Dueling Fools
1999
December 30, 1998
1999 Bull Argument
by Bill Barker ([email protected])
Tomorrow, and tomorrow, and tomorrow,
Creeps in this petty pace from day to day,
To the last syllable of recorded time;
And all our yesterdays have lighted Fools
The way to dusty death. Out, out, brief candle!
- Macbeth
Tomorrow and tomorrow and tomorrow -- that will have us looking at the second day of our 1999 Fool-A-Day Calendars. Something about flipping through the other 363 days has Rick getting ready to panic -- and I think I know what it is. My ursine friend is no doubt going to argue that all our yesterdays over the past four or ten or seventeen years (pick a recent time frame, any time frame!) have lighted for portfolios of Fools the way to a dusty death. Rick will have us believe that after we finish going out tomorrow night, finally able after all these years to truly "Party Like It's 1999," that there soon afterwards will be a hangover to endure after the long and glorious party that we have all been enjoying for so long. "All good things must come to an end, trees don't grow to the sky -- out, out, brief candle!"
Piffle.
The grand glorious market returns that have been achieved by the S&P 500, an annualized return of 17.3% over the '90s may indeed embody a pace that there is little reason to believe can go on forever, and I expect Rick will make great use of numbers hovering around the S&P. Will it end, or at least pause, for the S&P this year? Perhaps. Who knows? Indeed, for long-term shareholders, who cares? Any argument that one should look strictly or primarily to the S&P's recent past to determine what the future holds reminds me of the only truly important event that we know will occur in 1999 -- the long-awaited release of the first chapter in the Star Wars saga, The Phantom Menace.
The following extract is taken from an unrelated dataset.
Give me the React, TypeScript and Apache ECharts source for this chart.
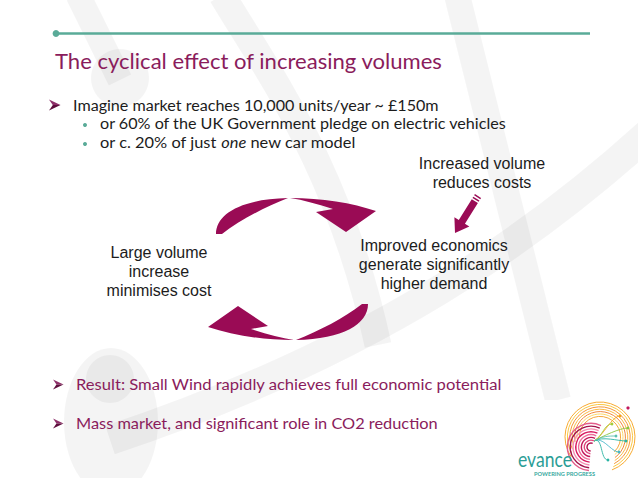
import React, { useEffect, useRef } from "react";
import * as echarts from "echarts";

// ---- slide content ----
const titleText = "The cyclical effect of increasing volumes";
const mainBullet = "Imagine market reaches 10,000 units/year ~ £150m";
const subBulletA = "or 60% of the UK Government pledge on electric vehicles";
const subBulletB = ["or c. 20% of just ", "one", " new car model"];
const resultLines = [
  "Result: Small Wind rapidly achieves full economic potential",
  "Mass market, and significant role in CO2 reduction",
];
const labelIncreased = ["Increased volume", "reduces costs"];
const labelImproved = ["Improved economics", "generate significantly", "higher demand"];
const labelLarge = ["Large volume", "increase", "minimises cost"];
const logoWord = "evance";
const logoTagline = "POWERING PROGRESS";

// ---- styling ----
const SLIDE_FONT = "Lato, 'Open Sans', sans-serif";
const DIAG_FONT = "'Liberation Sans', Arial, sans-serif";
const TITLE_COLOR = "#8a1c5c";
const MAGENTA = "#9a0b55";
const TEAL = "#5aab98";
const DARK = "#1c1c1c";
const BG_BAND = "rgba(0,0,0,0.045)";
const CENTRAL = 0.387; // Lato: baseline -> central offset (em)

let measureCtx: CanvasRenderingContext2D | null = null;
function measure(text: string, size: number, family: string, style = "normal", weight = "normal") {
  if (!measureCtx) measureCtx = document.createElement("canvas").getContext("2d");
  measureCtx!.font = `${style} ${weight} ${size}px ${family}`;
  return measureCtx!.measureText(text).width;
}

function txt(text: string, x: number, y: number, size: number, fill: string, o: any = {}) {
  const align = o.align || "left";
  const family = o.family || SLIDE_FONT;
  const fs = o.italic ? "italic" : "normal";
  const fw = o.bold ? "bold" : "normal";
  const font = `${fs} ${fw} ${size}px ${family}`;
  const sx = o.width ? o.width / measure(text, size, family, fs, fw) : o.scaleX || 1;
  return {
    type: "text",
    z: 10,
    x,
    y,
    scaleX: sx,
    style: {
      text,
      x: 0,
      y: 0,
      fill,
      font,
      textAlign: align,
      textVerticalAlign: "middle",
      align,
      verticalAlign: "middle",
    },
  };
}
// place by baseline for the slide font
function slideTxt(text: string, x: number, baseline: number, size: number, fill: string, o: any = {}) {
  return txt(text, x, baseline - CENTRAL * size, size, fill, o);
}

const CX = 292;
const CY = 269;
function pt(x: number, y: number, rot: boolean) {
  return rot ? `${2 * CX - x},${2 * CY - y}` : `${x},${y}`;
}
function leafPath(rot: boolean) {
  const f = (x: number, y: number) => pt(x, y, rot);
  return `M${f(216, 234)} C${f(216, 214)} ${f(241, 199)} ${f(288, 198)} C${f(265, 207)} ${f(240, 220)} ${f(222, 234)} Z`;
}
function arrowPath(rot: boolean) {
  const f = (x: number, y: number) => pt(x, y, rot);
  return `M${f(290, 198)} C${f(322, 198)} ${f(352, 203)} ${f(376, 211)} L${f(346, 232)} L${f(316, 212)} L${f(333, 209)} C${f(318, 204)} ${f(303, 200)} ${f(290, 198)} Z`;
}

function bulletArrow(els: any[], x0: number, y0: number, w: number, h: number) {
  const ym = y0 + h / 2;
  const tip = [x0 + w, ym];
  const notch = [x0 + w * 0.33, ym];
  els.push({ type: "polygon", z: 10, shape: { points: [[x0, y0], tip, notch] }, style: { fill: "#8e2f69" } });
  els.push({ type: "polygon", z: 10, shape: { points: [notch, tip, [x0, y0 + h]] }, style: { fill: "#5e0d3d" } });
}

function buildElements() {
  const els: any[] = [];

  // background watermark bands
  els.push({ type: "line", shape: { x1: 78, y1: -5, x2: 120, y2: 80 }, style: { stroke: BG_BAND, lineWidth: 25 } });
  els.push({ type: "circle", shape: { cx: 120, cy: 78, r: 29 }, style: { fill: BG_BAND } });
  els.push({
    type: "bezierCurve",
    shape: { x1: 222, y1: -5, cpx1: 270, cpy1: 75, cpx2: 340, cpy2: 170, x2: 378, y2: 345 },
    style: { stroke: BG_BAND, lineWidth: 27, fill: "none" },
  });
  els.push({ type: "line", shape: { x1: 457, y1: -5, x2: 558, y2: 400 }, style: { stroke: BG_BAND, lineWidth: 26 } });
  els.push({
    type: "bezierCurve",
    shape: { x1: 650, y1: 132, cpx1: 540, cpy1: 232, cpx2: 380, cpy2: 350, x2: 110, y2: 440 },
    style: { stroke: BG_BAND, lineWidth: 30, fill: "none" },
  });
  els.push({ type: "ellipse", shape: { cx: 111, cy: 422, rx: 47, ry: 74 }, style: { fill: BG_BAND } });
  els.push({ type: "circle", shape: { cx: 110, cy: 379, r: 24 }, style: { fill: BG_BAND } });

  // white box behind logo
  els.push({ type: "rect", shape: { x: 515, y: 400, width: 130, height: 85 }, style: { fill: "#ffffff" } });

  // teal rule
  els.push({ type: "line", shape: { x1: 56, y1: 33.5, x2: 590, y2: 33.5 }, style: { stroke: TEAL, lineWidth: 2.4 } });
  els.push({ type: "circle", shape: { cx: 56, cy: 33.5, r: 3.4 }, style: { fill: TEAL } });

  // title
  els.push(slideTxt(titleText, 55, 69, 21.6, TITLE_COLOR, { width: 388 }));

  // bullets
  bulletArrow(els, 49, 99.5, 11.5, 11);
  els.push(slideTxt(mainBullet, 73, 110.5, 16, DARK, { width: 366 }));
  els.push({ type: "circle", shape: { cx: 85, cy: 125, r: 2 }, style: { fill: TEAL } });
  els.push({ type: "circle", shape: { cx: 85, cy: 144, r: 2 }, style: { fill: TEAL } });
  els.push(slideTxt(subBulletA, 100, 129, 15, DARK, { width: 407 }));
  {
    const size = 15;
    const wTot =
      measure(subBulletB[0], size, SLIDE_FONT) +
      measure(subBulletB[1], size, SLIDE_FONT, "italic") +
      measure(subBulletB[2], size, SLIDE_FONT);
    const sx = 256 / wTot;
    let x = 100;
    subBulletB.forEach((s, i) => {
      const it = i === 1;
      els.push(slideTxt(s, x, 148, size, DARK, { italic: it, scaleX: sx }));
      x += measure(s, size, SLIDE_FONT, it ? "italic" : "normal") * sx;
    });
  }

  // result bullets
  bulletArrow(els, 53, 379.5, 10.5, 10);
  els.push(slideTxt(resultLines[0], 76, 390, 15.5, TITLE_COLOR, { width: 426 }));
  bulletArrow(els, 53, 418.5, 10.5, 10);
  els.push(slideTxt(resultLines[1], 76, 428.5, 15.5, TITLE_COLOR, { width: 362 }));

  // cycle labels
  labelIncreased.forEach((s, i) => els.push(txt(s, 482, 163 + i * 19.5, 16, DARK, { family: DIAG_FONT, align: "center" })));
  labelImproved.forEach((s, i) => els.push(txt(s, 434, 245 + i * 19, 16, DARK, { family: DIAG_FONT, align: "center" })));
  labelLarge.forEach((s, i) => els.push(txt(s, 159, 252 + i * 19, 16, DARK, { family: DIAG_FONT, align: "center" })));

  // cycle arrows
  els.push({ type: "cycLeafTop", z: 5, style: { fill: MAGENTA } });
  els.push({ type: "cycArrowTop", z: 5, style: { fill: MAGENTA } });
  els.push({ type: "cycLeafBottom", z: 5, style: { fill: MAGENTA } });
  els.push({ type: "cycArrowBottom", z: 5, style: { fill: MAGENTA } });

  // striped arrow
  const tail = [478, 196];
  const tip = [455, 233];
  const dx = tip[0] - tail[0];
  const dy = tip[1] - tail[1];
  const L = Math.hypot(dx, dy);
  const ux = dx / L, uy = dy / L, nx = -uy, ny = ux;
  const P = (t: number, s: number) => [tail[0] + ux * t + nx * s, tail[1] + uy * t + ny * s];
  els.push({
    type: "polygon",
    z: 5,
    shape: { points: [P(6, -3.6), P(L - 13, -3.6), P(L - 13, -8.8), P(L, 0), P(L - 13, 8.8), P(L - 13, 3.6), P(6, 3.6)] },
    style: { fill: MAGENTA },
  });
  [0, 3.1].forEach((t) =>
    els.push({
      type: "polygon",
      z: 5,
      shape: { points: [P(t, -3.6), P(t + 1.5, -3.6), P(t + 1.5, 3.6), P(t, 3.6)] },
      style: { fill: MAGENTA },
    })
  );

  // logo
  const lcx = 600, lcy = 437;
  const warm = ["#f6a21c", "#fbc22f", "#f28a22", "#f9b233", "#ee7a2a", "#fcd45a", "#f39c26"];
  warm.forEach((c, i) =>
    els.push({
      type: "arc",
      z: 6,
      shape: { cx: lcx, cy: lcy, r: 35 - i * 2.4, startAngle: ((145 + i * 6) * Math.PI) / 180, endAngle: ((430 - i * 4) * Math.PI) / 180, clockwise: true },
      style: { stroke: c, lineWidth: 0.9, fill: "none" },
    })
  );
  const pinks = ["#b0104f", "#e0467c", "#c2185b", "#ef6f9a", "#d81b60", "#f48fb1", "#a3124c", "#e35d8c"];
  pinks.forEach((c, i) =>
    els.push({
      type: "arc",
      z: 6,
      shape: { cx: 591, cy: 447, r: 4 + i * 2.8, startAngle: (95 * Math.PI) / 180, endAngle: (295 * Math.PI) / 180, clockwise: true },
      style: { stroke: c, lineWidth: 1.4, fill: "none" },
    })
  );
  const sprigs = [
    [620, 416, "#f6a21c"],
    [628, 428, "#8dc63f"],
    [626, 441, "#2bb3a3"],
    [619, 452, "#44b7c9"],
    [608, 460, "#2bb3a3"],
    [612, 424, "#a4cd39"],
    [616, 436, "#5bc0b0"],
  ];
  sprigs.forEach(([x, y, c]) => {
    els.push({
      type: "bezierCurve",
      z: 6,
      shape: { x1: 594, y1: 441, cpx1: 603, cpy1: 436, cpx2: (x as number) - 8, cpy2: y as number, x2: x, y2: y },
      style: { stroke: c, lineWidth: 0.9, fill: "none" },
    });
    els.push({ type: "circle", z: 6, shape: { cx: x, cy: y, r: 1.4 }, style: { fill: c } });
  });
  els.push({ type: "circle", z: 6, shape: { cx: 628, cy: 408, r: 1.6 }, style: { fill: "#c2185b" } });
  els.push(slideTxt(logoWord, 518, 466.5, 22, "#2a9d96", { width: 54 }));
  els.push(txt(logoTagline, 534, 474.5, 5.2, "#3aaa9f", { bold: true, width: 61 }));

  return els;
}

export default function App() {
  const ref = useRef<HTMLDivElement>(null);
  useEffect(() => {
    document.body.style.margin = "0";
    echarts.graphic.registerShape("cycLeafTop", echarts.graphic.extendPath(leafPath(false), {}) as any);
    echarts.graphic.registerShape("cycArrowTop", echarts.graphic.extendPath(arrowPath(false), {}) as any);
    echarts.graphic.registerShape("cycLeafBottom", echarts.graphic.extendPath(leafPath(true), {}) as any);
    echarts.graphic.registerShape("cycArrowBottom", echarts.graphic.extendPath(arrowPath(true), {}) as any);
    const chart = echarts.init(ref.current!, null, { renderer: "svg" });
    chart.setOption({
      animation: false,
      backgroundColor: "#ffffff",
      graphic: { elements: buildElements() },
    });
    return () => chart.dispose();
  }, []);
  return <div ref={ref} style={{ position: "absolute", left: 0, top: 0, width: 638, height: 478 }} />;
}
Yes, trotting out the recent performance of the S&P and extrapolating from that as to what will likely happen in the stock market as a whole is clearly a phantom menace, because the stock market is so much more than the five hundred biggest stocks in the market. Though the idea has taken root (and indeed this site has contributed to the notion) that the S&P 500 is the proper benchmark for the stock market and describes accurately what is going on in the stock market as a whole, this is an idea which is misleading, and obscures the truth of where the Foolish bull would most intelligently look for 1999's probable great stock ideas.
Remember small-cap stocks -- the stocks that made the Fool Ratio famous? It might be hard to remember anything about small capitalization stocks, because so few investors have been paying attention to them lately, and fewer still have actually been buying any. Small cap stocks have trailed the S&P's returns for five straight years, and in 1998 the Vanguard Small Cap Index (Ticker: NAESX) turned in about a -8% performance for shareholders. Over the last three years, small caps as a whole have turned in a 10.8% annual return, and over the last five years an 11.9% return. These results are hardly exceptional by any historic measure. Meanwhile, over the last five years, the S&P has produced an average annual return of 23.0%.
That's right, despite a booming economy, bright prospects and great execution by lots of companies in the small cap world, investors' attention of late has been focused almost exclusively on the S&P 500 in general and toward large-cap growth stocks in particular.
Does this make any real sense? Hardly. The historic returns of small caps over time match the returns of large capitalization stocks, so it doesn't take a very brave soul to predict a reversion to the mean in a big way at some point in the near future. As 1999 starts, small caps are way overdue to start seeing the types of returns that would catch them up with the narrower S&P's performance, and if anything approaching that occurs, it will be an extremely bullish market for the over 90% of companies in the market which are not in the S&P 500.
Given the returns that appear to be due to the universe of small-cap stocks, the extremely positive shape that the economy is in, and the fact that the third and fourth years of a Presidential cycle have provided superior returns over the first and second years seven out of the last eight times, 1999 is shaping up very nicely indeed.
I remember well that in early January of 1998, Rick predicted that "after a huge 3-year-run [the market] will need a December surge to squeak out a tiny 2% gain." Hey, I might have stated the same at the beginning of the year. But in evaluating whether any of us should go about trying to predict the entire market's near-term future based upon the near-term past, let us remember the closing line to Macbeth's excerpted speech from above, applicable to any editor-of-Barron's-type calls of drops in the stock market just on the basis that bad years ought to follow good ones:
It is a tale told by an idiot, full of sound and fury, signifying nothing.